I wasn't planning on posting a comic about this yet, but people have spammed me with the "ÆØÅ (Size Matters)" song so much that I thought I might as well post it now to let people know that yes, I have seen it.
(Before you click the link, know that the song isn't about who has the biggest alphabet in the world, but simply about the Norwegians desperately looking for something they have that's bigger than what USA has) http://www.youtube.com/watch?v=f488uJAQgmw
@ZanarNaryon - Got it from Norway, yes, since our early settlers came from there Icelandic is basically ancient Norse (though not ancient Norwegian - just a language in the Nordic area).
@Icybeach Actually, not to start an argument, but Mandarin Chinese is bigger.

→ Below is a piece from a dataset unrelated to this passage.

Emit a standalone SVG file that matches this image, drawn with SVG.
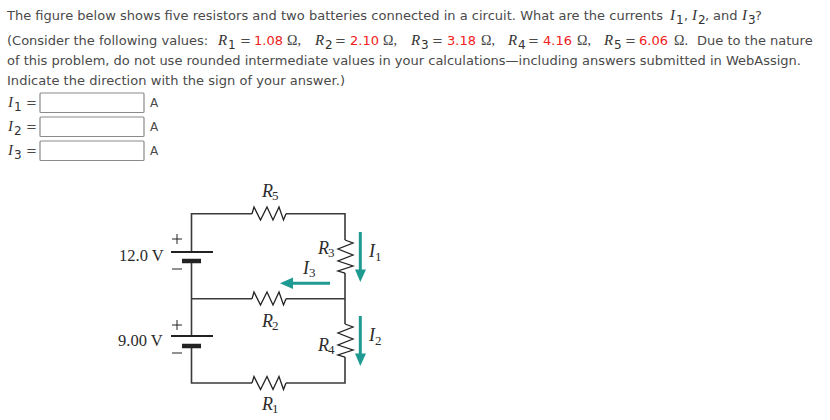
<svg xmlns="http://www.w3.org/2000/svg" width="830" height="420" viewBox="0 0 830 420">
<style>
text{font-family:"DejaVu Sans",Verdana,sans-serif;font-size:13px;fill:#4a4a4a}
.m{font-family:"Liberation Serif","DejaVu Serif",serif;font-style:italic;font-size:15px;fill:#333}
.s{font-size:12px;fill:#333}
.r{fill:#f02020}
.o{font-family:"Liberation Serif",serif;font-size:14px;fill:#444}
.l{font-family:"Liberation Serif",serif;font-size:16.500px;fill:#2b2b2b}
.li{font-family:"Liberation Serif",serif;font-style:italic;font-size:18px;fill:#2b2b2b}
.ls{font-family:"Liberation Serif",serif;font-size:13px;fill:#2b2b2b}
.w{fill:none;stroke:#3a3a3a;stroke-width:1.6}
.z{fill:none;stroke:#222;stroke-width:1.3}
.p{stroke:#222;fill:none}
.a{stroke:#1f9a92;stroke-width:3;fill:none}
.h{fill:#1f9a92}
.b{fill:#fff;stroke:#8a8a8a;stroke-width:1.2}
</style>
<g id="question">
<text x="7" y="20" textLength="656" lengthAdjust="spacing">The figure below shows five resistors and two batteries connected in a circuit. What are the currents</text>
<text class="m" x="670" y="20">I</text><text class="s" x="676" y="24">1</text><text x="684" y="20">,</text>
<text class="m" x="692" y="20">I</text><text class="s" x="698" y="24">2</text><text x="705" y="20">,</text><text x="713" y="20">and</text>
<text class="m" x="742" y="20">I</text><text class="s" x="748" y="24">3</text><text x="755" y="20">?</text>
<text x="7" y="45">(Consider the following values:</text>
<text class="m" x="218" y="45">R</text><text class="s" x="228" y="49">1</text><text x="240" y="45">=</text><text class="r" x="254" y="45">1.08</text><text class="o" x="287" y="45">Ω,</text>
<text class="m" x="315" y="45">R</text><text class="s" x="325" y="49">2</text><text x="335" y="45">=</text><text class="r" x="350" y="45">2.10</text><text class="o" x="383" y="45">Ω,</text>
<text class="m" x="411" y="45">R</text><text class="s" x="421" y="49">3</text><text x="432" y="45">=</text><text class="r" x="447" y="45">3.18</text><text class="o" x="481" y="45">Ω,</text>
<text class="m" x="508" y="45">R</text><text class="s" x="518" y="49">4</text><text x="528" y="45">=</text><text class="r" x="543" y="45">4.16</text><text class="o" x="577" y="45">Ω,</text>
<text class="m" x="604" y="45">R</text><text class="s" x="614" y="49">5</text><text x="625" y="45">=</text><text class="r" x="639" y="45">6.06</text><text class="o" x="674" y="45">Ω.</text>
<text x="697" y="45">Due to the nature</text>
<text x="7" y="65" textLength="794" lengthAdjust="spacing">of this problem, do not use rounded intermediate values in your calculations—including answers submitted in WebAssign.</text>
<text x="7" y="85" textLength="338" lengthAdjust="spacing">Indicate the direction with the sign of your answer.)</text>
</g>
<g id="answer-1"><text class="m" x="8" y="107">I</text><text class="s" x="14" y="111">1</text><text x="26" y="107">=</text><rect class="b" x="40" y="93" width="104" height="19.500" rx="1"/><text x="150" y="107" style="font-size:12px">A</text></g>
<g id="answer-2"><text class="m" x="8" y="131">I</text><text class="s" x="14" y="135">2</text><text x="26" y="131">=</text><rect class="b" x="40" y="117" width="104" height="19.500" rx="1"/><text x="150" y="131" style="font-size:12px">A</text></g>
<g id="answer-3"><text class="m" x="8" y="155">I</text><text class="s" x="14" y="159">3</text><text x="26" y="155">=</text><rect class="b" x="40" y="141" width="104" height="19.500" rx="1"/><text x="150" y="155" style="font-size:12px">A</text></g>
<g id="connectors">
<path class="w" d="M252 213.700H191.500V252M191.500 261V298.700M252 298.700H191.500V336M191.500 346V383H252"/>
<path class="w" d="M286 213.700H345V240M345 273V298.700M286 298.700H345V324M345 357V383H286"/>
</g>
<g id="battery-12"><path class="p" stroke-width="1.800" d="M171 252H213"/><path class="p" stroke-width="4.500" d="M182 261H201"/><path class="p" stroke-width="1" d="M172 239H182M177 234V244M172 269H182"/><text class="l" x="119" y="261">12.0 V</text></g>
<g id="battery-9"><path class="p" stroke-width="1.800" d="M171 336H213"/><path class="p" stroke-width="4.500" d="M182 346H201"/><path class="p" stroke-width="1" d="M172 325H182M177 320V330M172 353H182"/><text class="l" x="118" y="346">9.00 V</text></g>
<g id="r5"><path class="z" d="M252 213.700L254 207L260.500 220L267 207L273 220L279 207L283.500 220L286 213.700"/><text class="li" x="262" y="197">R</text><text class="ls" x="272" y="200">5</text></g>
<g id="r2"><path class="z" d="M252 298.700L254 292L260.500 305L267 292L273 305L279 292L283.500 305L286 298.700"/><text class="li" x="262" y="327">R</text><text class="ls" x="272" y="330">2</text></g>
<g id="r1"><path class="z" d="M252 383L254 376.500L260.500 389.500L267 376.500L273 389.500L279 376.500L283.500 389.500L286 383"/><text class="li" x="262" y="410">R</text><text class="ls" x="272" y="413">1</text></g>
<g id="r3"><path class="z" d="M345 240L353 243L338 249L353 255L338 261L353 266L338 271L345 273"/><text class="li" x="318" y="254">R</text><text class="ls" x="328" y="257">3</text></g>
<g id="r4"><path class="z" d="M345 324L353 327L338 333L353 339L338 345L353 350L338 355L345 357"/><text class="li" x="318" y="351">R</text><text class="ls" x="328" y="354">4</text></g>
<g id="i1"><path class="a" d="M360.300 232V270"/><path class="h" d="M355 269.500H366L360.300 282Z"/><text class="li" x="369" y="257">I</text><text class="ls" x="375" y="261">1</text></g>
<g id="i2"><path class="a" d="M360.300 316V354"/><path class="h" d="M355 353.500H366L360.300 366Z"/><text class="li" x="369" y="341">I</text><text class="ls" x="375" y="345">2</text></g>
<g id="i3"><path class="a" d="M330 283.300H292"/><path class="h" d="M293 277.500V289L280 283.300Z"/><text class="li" x="303" y="274">I</text><text class="ls" x="309" y="277">3</text></g>
</svg>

Have you seen the size of our phonetics system (PinYin)? a, o, e, i, u, ü, b, p, m, f, d, t, n, l, g, k, h, j, q, x, zh, ch, sh, r, z, c, s, y, w, ai, ei, ui, ao, ou, iu, ie, üe, er, an, en, in, un, ün, ang, eng, ing, ong. That's the actual order that the alphabet is in, and this isn't counting the 5 tones we have for each of our 6 vowels.

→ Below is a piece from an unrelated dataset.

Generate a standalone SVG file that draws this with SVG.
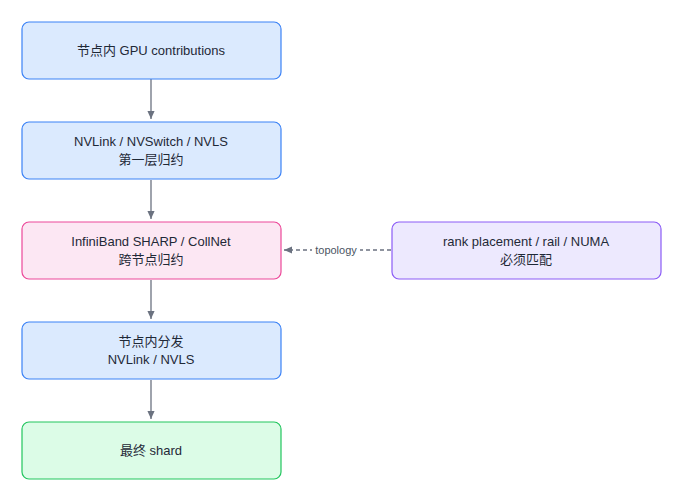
<svg xmlns="http://www.w3.org/2000/svg" width="684" height="502" viewBox="0 0 684 502">
<style>
text{font-family:"Liberation Sans","Noto Sans CJK SC",sans-serif;font-size:13px;fill:#1f2937;text-anchor:middle}
.c{stroke:#6b7280;stroke-width:1.3;fill:none}
</style>
<defs><marker id="a" viewBox="0 0 10 10" refX="9" refY="5" markerWidth="7" markerHeight="7" orient="auto"><path d="M0,1 L9,5 L0,9 Z" fill="#6b7280"/></marker></defs>
<rect width="684" height="502" fill="#fff"/>
<g id="connectors">
<path class="c" d="M151,79 V119" marker-end="url(#a)"/>
<path class="c" d="M151,180 V219" marker-end="url(#a)"/>
<path class="c" d="M151,280 V319" marker-end="url(#a)"/>
<path class="c" d="M151,380 V419" marker-end="url(#a)"/>
<path class="c" d="M391,250 H284" stroke-dasharray="4 3" marker-end="url(#a)"/>
<rect x="312" y="243" width="48" height="14" fill="#fff"/>
<text x="336" y="254" style="font-size:11px;fill:#4b5563">topology</text>
</g>
<g id="n1"><rect x="22" y="22" width="259" height="57" rx="7" fill="#dbeafe" stroke="#3b82f6" stroke-width="1.2"/><text x="151" y="55">节点内 GPU contributions</text></g>
<g id="n2"><rect x="22" y="122" width="259" height="57" rx="7" fill="#dbeafe" stroke="#3b82f6" stroke-width="1.2"/><text x="151" y="146">NVLink / NVSwitch / NVLS</text><text x="151" y="164">第一层归约</text></g>
<g id="n3"><rect x="22" y="222" width="259" height="57" rx="7" fill="#fce7f3" stroke="#ec4899" stroke-width="1.2"/><text x="151" y="246">InfiniBand SHARP / CollNet</text><text x="151" y="264">跨节点归约</text></g>
<g id="n4"><rect x="392" y="222" width="269" height="57" rx="7" fill="#ede9fe" stroke="#8b5cf6" stroke-width="1.2"/><text x="526" y="246">rank placement / rail / NUMA</text><text x="526" y="264">必须匹配</text></g>
<g id="n5"><rect x="22" y="322" width="259" height="57" rx="7" fill="#dbeafe" stroke="#3b82f6" stroke-width="1.2"/><text x="151" y="346">节点内分发</text><text x="151" y="364">NVLink / NVLS</text></g>
<g id="n6"><rect x="22" y="422" width="259" height="57" rx="7" fill="#dcfce7" stroke="#22c55e" stroke-width="1.2"/><text x="151" y="455">最终 shard</text></g>
</svg>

Wait.... How do you type those.... letters? Do you like have to memorize the ALt-code for them!?! Does your keyboard look different then ours!?! Oh-Nose! you have a bigger keyboard the I do.... Quick, grab me a 50 Cal. and a Malt 44., I need to over compensate for this revelation!
@Leowic Well some keys on your keyboards are replaced with other keys such as § ö ä å, but they replace keys that you have like / which we have to press shift and then 7 in order to type. Also i think you can do ö and ä by pressing the ¨ key if you have one.
@Leowic I don't know how it works in Scandinavia but the German keyboard is indeed different and bigger: we have the ö and the ändern next to the l and the ü next to the p. Also our y and z are changed and we have the ß next to the 0,I guess ... but that's still low level ... try with french: they have like every single key at the wrong place. And yes, in German we have 4 additional letters ... I like it ... it's special (even though it used to be 5 bc there were 2 versions of ß)
This reminds me of that time when i found a danish children's book at my grandmothers house and i was so confused because i thought that the ø letter was a o that had ben crossed over because the author regretted writing it
@Eyjarkonan ÖÁÍÝÉ doesn't count, since they're only latin letters with dots and lines over. I can give you Þ and Ð, though. (THough you actually got that from us)
@Mr_MK in ways they kinda dont have an alphabet
there is zhuyin fuhao which is used only really in Taiwan which has around 36 "letters" in it
you use em to make the the sounds and chose the character
in China, they only really used pinyin which just uses the english alphabet
@zhouhuanyue in hong kong, i believe they use cangjie which is so weird
they do not use that based off of sound, they base it off of what the character looks like
in my opinion, it's very confusing xD
@zhouhuanyue Actually, that's true for most Asian languages. For example, Tamil, my language, is an "abugida". It has most consonants, but the glyphs (like ◌̊ in Å) don't represent a specific sound change for the same letter. They represent vowels instead. Its vowels are A, E, AI, I, O, AU. Also, fun fact: Tamil has 246 letters, and more than 400 if you count the glyphs together. Here's a little "hello" in my language:
வணக்கம்
Yes, confusing. Also, the dot means there is no glyph. So there is a glyph saying there is no glyphs? Weird, right?
Explanation: If there is no glyph, it has the a sound after it. If the dot is there, it removes any sound. But that doesn't mean you can add a vowel, then add the dot (it's called a "virama").